DO THIS: Take the material and output all of it exactly.

COLLECTED MATERIAL:
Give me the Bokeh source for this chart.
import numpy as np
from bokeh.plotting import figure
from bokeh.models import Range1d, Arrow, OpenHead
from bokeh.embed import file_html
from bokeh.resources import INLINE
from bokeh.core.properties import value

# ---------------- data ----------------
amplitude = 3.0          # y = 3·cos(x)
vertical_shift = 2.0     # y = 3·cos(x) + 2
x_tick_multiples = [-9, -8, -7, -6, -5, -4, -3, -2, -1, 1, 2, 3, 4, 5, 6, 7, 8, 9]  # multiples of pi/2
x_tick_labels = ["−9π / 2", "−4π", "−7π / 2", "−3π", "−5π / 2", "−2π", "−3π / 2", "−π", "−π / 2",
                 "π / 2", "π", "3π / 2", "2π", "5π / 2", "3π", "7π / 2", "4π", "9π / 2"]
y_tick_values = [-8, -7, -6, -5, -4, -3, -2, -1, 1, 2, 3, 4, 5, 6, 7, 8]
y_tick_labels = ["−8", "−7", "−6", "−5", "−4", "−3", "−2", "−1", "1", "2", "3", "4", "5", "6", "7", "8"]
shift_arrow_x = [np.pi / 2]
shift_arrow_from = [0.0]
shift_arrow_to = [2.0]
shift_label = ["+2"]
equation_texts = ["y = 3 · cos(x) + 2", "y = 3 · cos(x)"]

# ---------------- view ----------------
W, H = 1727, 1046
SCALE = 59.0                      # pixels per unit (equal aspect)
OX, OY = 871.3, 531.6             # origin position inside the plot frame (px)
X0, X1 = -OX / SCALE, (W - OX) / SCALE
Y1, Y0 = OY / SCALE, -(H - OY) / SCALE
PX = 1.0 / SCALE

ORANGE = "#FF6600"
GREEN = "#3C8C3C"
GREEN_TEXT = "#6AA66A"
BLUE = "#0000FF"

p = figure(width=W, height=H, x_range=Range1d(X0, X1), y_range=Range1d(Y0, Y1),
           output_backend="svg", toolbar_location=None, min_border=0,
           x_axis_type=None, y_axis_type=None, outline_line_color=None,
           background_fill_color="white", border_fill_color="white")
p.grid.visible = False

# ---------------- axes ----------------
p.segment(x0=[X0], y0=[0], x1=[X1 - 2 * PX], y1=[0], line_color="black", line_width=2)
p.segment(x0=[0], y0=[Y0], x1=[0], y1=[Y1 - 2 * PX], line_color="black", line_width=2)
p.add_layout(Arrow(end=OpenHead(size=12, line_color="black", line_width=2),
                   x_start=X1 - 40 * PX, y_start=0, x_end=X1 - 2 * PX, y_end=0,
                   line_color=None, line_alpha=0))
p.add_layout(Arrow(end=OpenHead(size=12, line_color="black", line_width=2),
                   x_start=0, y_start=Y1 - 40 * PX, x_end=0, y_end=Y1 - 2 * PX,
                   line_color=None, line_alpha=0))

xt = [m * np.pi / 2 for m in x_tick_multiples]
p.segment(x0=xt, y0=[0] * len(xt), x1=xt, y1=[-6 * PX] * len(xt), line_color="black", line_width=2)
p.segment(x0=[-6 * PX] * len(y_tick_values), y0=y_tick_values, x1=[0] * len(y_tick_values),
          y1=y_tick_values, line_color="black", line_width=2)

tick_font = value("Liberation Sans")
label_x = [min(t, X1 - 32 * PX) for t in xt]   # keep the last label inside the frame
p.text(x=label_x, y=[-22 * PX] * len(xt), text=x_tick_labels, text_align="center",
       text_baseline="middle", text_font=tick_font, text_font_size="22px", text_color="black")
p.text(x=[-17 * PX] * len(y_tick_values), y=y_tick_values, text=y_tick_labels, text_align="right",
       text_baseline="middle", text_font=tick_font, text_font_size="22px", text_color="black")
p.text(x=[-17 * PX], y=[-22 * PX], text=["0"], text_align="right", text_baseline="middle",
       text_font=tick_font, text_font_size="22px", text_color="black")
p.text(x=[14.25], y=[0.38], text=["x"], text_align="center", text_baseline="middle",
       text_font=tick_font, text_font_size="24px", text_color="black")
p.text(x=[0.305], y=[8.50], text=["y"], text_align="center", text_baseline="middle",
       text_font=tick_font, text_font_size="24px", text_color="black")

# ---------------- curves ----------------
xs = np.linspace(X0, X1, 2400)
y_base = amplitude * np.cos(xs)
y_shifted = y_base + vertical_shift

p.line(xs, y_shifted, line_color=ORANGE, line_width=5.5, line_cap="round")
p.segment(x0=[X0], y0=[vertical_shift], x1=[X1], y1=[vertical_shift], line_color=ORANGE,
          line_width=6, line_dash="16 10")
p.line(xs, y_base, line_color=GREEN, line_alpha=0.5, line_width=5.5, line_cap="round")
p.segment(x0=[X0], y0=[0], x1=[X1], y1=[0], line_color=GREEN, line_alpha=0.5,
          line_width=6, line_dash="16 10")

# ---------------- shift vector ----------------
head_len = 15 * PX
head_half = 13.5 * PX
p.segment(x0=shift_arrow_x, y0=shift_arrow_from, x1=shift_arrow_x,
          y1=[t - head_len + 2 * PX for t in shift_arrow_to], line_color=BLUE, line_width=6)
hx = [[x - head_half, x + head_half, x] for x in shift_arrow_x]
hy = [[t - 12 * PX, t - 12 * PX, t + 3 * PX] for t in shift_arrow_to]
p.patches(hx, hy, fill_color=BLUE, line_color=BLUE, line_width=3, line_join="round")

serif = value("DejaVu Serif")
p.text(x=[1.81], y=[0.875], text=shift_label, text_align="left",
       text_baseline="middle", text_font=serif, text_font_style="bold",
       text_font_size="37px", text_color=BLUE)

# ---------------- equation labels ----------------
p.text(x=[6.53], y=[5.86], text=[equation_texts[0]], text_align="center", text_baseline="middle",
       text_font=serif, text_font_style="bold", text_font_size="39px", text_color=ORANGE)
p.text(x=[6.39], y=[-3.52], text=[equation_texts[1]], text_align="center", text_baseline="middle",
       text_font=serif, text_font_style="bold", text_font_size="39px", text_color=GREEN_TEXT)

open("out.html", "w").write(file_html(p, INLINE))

TASK RESULT:
Give me the Bokeh source for this chart.
import numpy as np
from bokeh.plotting import figure
from bokeh.models import Range1d, Arrow, OpenHead
from bokeh.embed import file_html
from bokeh.resources import INLINE
from bokeh.core.properties import value

# ---------------- data ----------------
amplitude = 3.0          # y = 3·cos(x)
vertical_shift = 2.0     # y = 3·cos(x) + 2
x_tick_multiples = [-9, -8, -7, -6, -5, -4, -3, -2, -1, 1, 2, 3, 4, 5, 6, 7, 8, 9]  # multiples of pi/2
x_tick_labels = ["−9π / 2", "−4π", "−7π / 2", "−3π", "−5π / 2", "−2π", "−3π / 2", "−π", "−π / 2",
                 "π / 2", "π", "3π / 2", "2π", "5π / 2", "3π", "7π / 2", "4π", "9π / 2"]
y_tick_values = [-8, -7, -6, -5, -4, -3, -2, -1, 1, 2, 3, 4, 5, 6, 7, 8]
y_tick_labels = ["−8", "−7", "−6", "−5", "−4", "−3", "−2", "−1", "1", "2", "3", "4", "5", "6", "7", "8"]
shift_arrow_x = [np.pi / 2]
shift_arrow_from = [0.0]
shift_arrow_to = [2.0]
shift_label = ["+2"]
equation_texts = ["y = 3 · cos(x) + 2", "y = 3 · cos(x)"]

# ---------------- view ----------------
W, H = 1727, 1046
SCALE = 59.0                      # pixels per unit (equal aspect)
OX, OY = 871.3, 531.6             # origin position inside the plot frame (px)
X0, X1 = -OX / SCALE, (W - OX) / SCALE
Y1, Y0 = OY / SCALE, -(H - OY) / SCALE
PX = 1.0 / SCALE

ORANGE = "#FF6600"
GREEN = "#3C8C3C"
GREEN_TEXT = "#6AA66A"
BLUE = "#0000FF"

p = figure(width=W, height=H, x_range=Range1d(X0, X1), y_range=Range1d(Y0, Y1),
           output_backend="svg", toolbar_location=None, min_border=0,
           x_axis_type=None, y_axis_type=None, outline_line_color=None,
           background_fill_color="white", border_fill_color="white")
p.grid.visible = False

# ---------------- axes ----------------
p.segment(x0=[X0], y0=[0], x1=[X1 - 2 * PX], y1=[0], line_color="black", line_width=2)
p.segment(x0=[0], y0=[Y0], x1=[0], y1=[Y1 - 2 * PX], line_color="black", line_width=2)
p.add_layout(Arrow(end=OpenHead(size=12, line_color="black", line_width=2),
                   x_start=X1 - 40 * PX, y_start=0, x_end=X1 - 2 * PX, y_end=0,
                   line_color=None, line_alpha=0))
p.add_layout(Arrow(end=OpenHead(size=12, line_color="black", line_width=2),
                   x_start=0, y_start=Y1 - 40 * PX, x_end=0, y_end=Y1 - 2 * PX,
                   line_color=None, line_alpha=0))

xt = [m * np.pi / 2 for m in x_tick_multiples]
p.segment(x0=xt, y0=[0] * len(xt), x1=xt, y1=[-6 * PX] * len(xt), line_color="black", line_width=2)
p.segment(x0=[-6 * PX] * len(y_tick_values), y0=y_tick_values, x1=[0] * len(y_tick_values),
          y1=y_tick_values, line_color="black", line_width=2)

tick_font = value("Liberation Sans")
label_x = [min(t, X1 - 32 * PX) for t in xt]   # keep the last label inside the frame
p.text(x=label_x, y=[-22 * PX] * len(xt), text=x_tick_labels, text_align="center",
       text_baseline="middle", text_font=tick_font, text_font_size="22px", text_color="black")
p.text(x=[-17 * PX] * len(y_tick_values), y=y_tick_values, text=y_tick_labels, text_align="right",
       text_baseline="middle", text_font=tick_font, text_font_size="22px", text_color="black")
p.text(x=[-17 * PX], y=[-22 * PX], text=["0"], text_align="right", text_baseline="middle",
       text_font=tick_font, text_font_size="22px", text_color="black")
p.text(x=[14.25], y=[0.38], text=["x"], text_align="center", text_baseline="middle",
       text_font=tick_font, text_font_size="24px", text_color="black")
p.text(x=[0.305], y=[8.50], text=["y"], text_align="center", text_baseline="middle",
       text_font=tick_font, text_font_size="24px", text_color="black")

# ---------------- curves ----------------
xs = np.linspace(X0, X1, 2400)
y_base = amplitude * np.cos(xs)
y_shifted = y_base + vertical_shift

p.line(xs, y_shifted, line_color=ORANGE, line_width=5.5, line_cap="round")
p.segment(x0=[X0], y0=[vertical_shift], x1=[X1], y1=[vertical_shift], line_color=ORANGE,
          line_width=6, line_dash="16 10")
p.line(xs, y_base, line_color=GREEN, line_alpha=0.5, line_width=5.5, line_cap="round")
p.segment(x0=[X0], y0=[0], x1=[X1], y1=[0], line_color=GREEN, line_alpha=0.5,
          line_width=6, line_dash="16 10")

# ---------------- shift vector ----------------
head_len = 15 * PX
head_half = 13.5 * PX
p.segment(x0=shift_arrow_x, y0=shift_arrow_from, x1=shift_arrow_x,
          y1=[t - head_len + 2 * PX for t in shift_arrow_to], line_color=BLUE, line_width=6)
hx = [[x - head_half, x + head_half, x] for x in shift_arrow_x]
hy = [[t - 12 * PX, t - 12 * PX, t + 3 * PX] for t in shift_arrow_to]
p.patches(hx, hy, fill_color=BLUE, line_color=BLUE, line_width=3, line_join="round")

serif = value("DejaVu Serif")
p.text(x=[1.81], y=[0.875], text=shift_label, text_align="left",
       text_baseline="middle", text_font=serif, text_font_style="bold",
       text_font_size="37px", text_color=BLUE)

# ---------------- equation labels ----------------
p.text(x=[6.53], y=[5.86], text=[equation_texts[0]], text_align="center", text_baseline="middle",
       text_font=serif, text_font_style="bold", text_font_size="39px", text_color=ORANGE)
p.text(x=[6.39], y=[-3.52], text=[equation_texts[1]], text_align="center", text_baseline="middle",
       text_font=serif, text_font_style="bold", text_font_size="39px", text_color=GREEN_TEXT)

open("out.html", "w").write(file_html(p, INLINE))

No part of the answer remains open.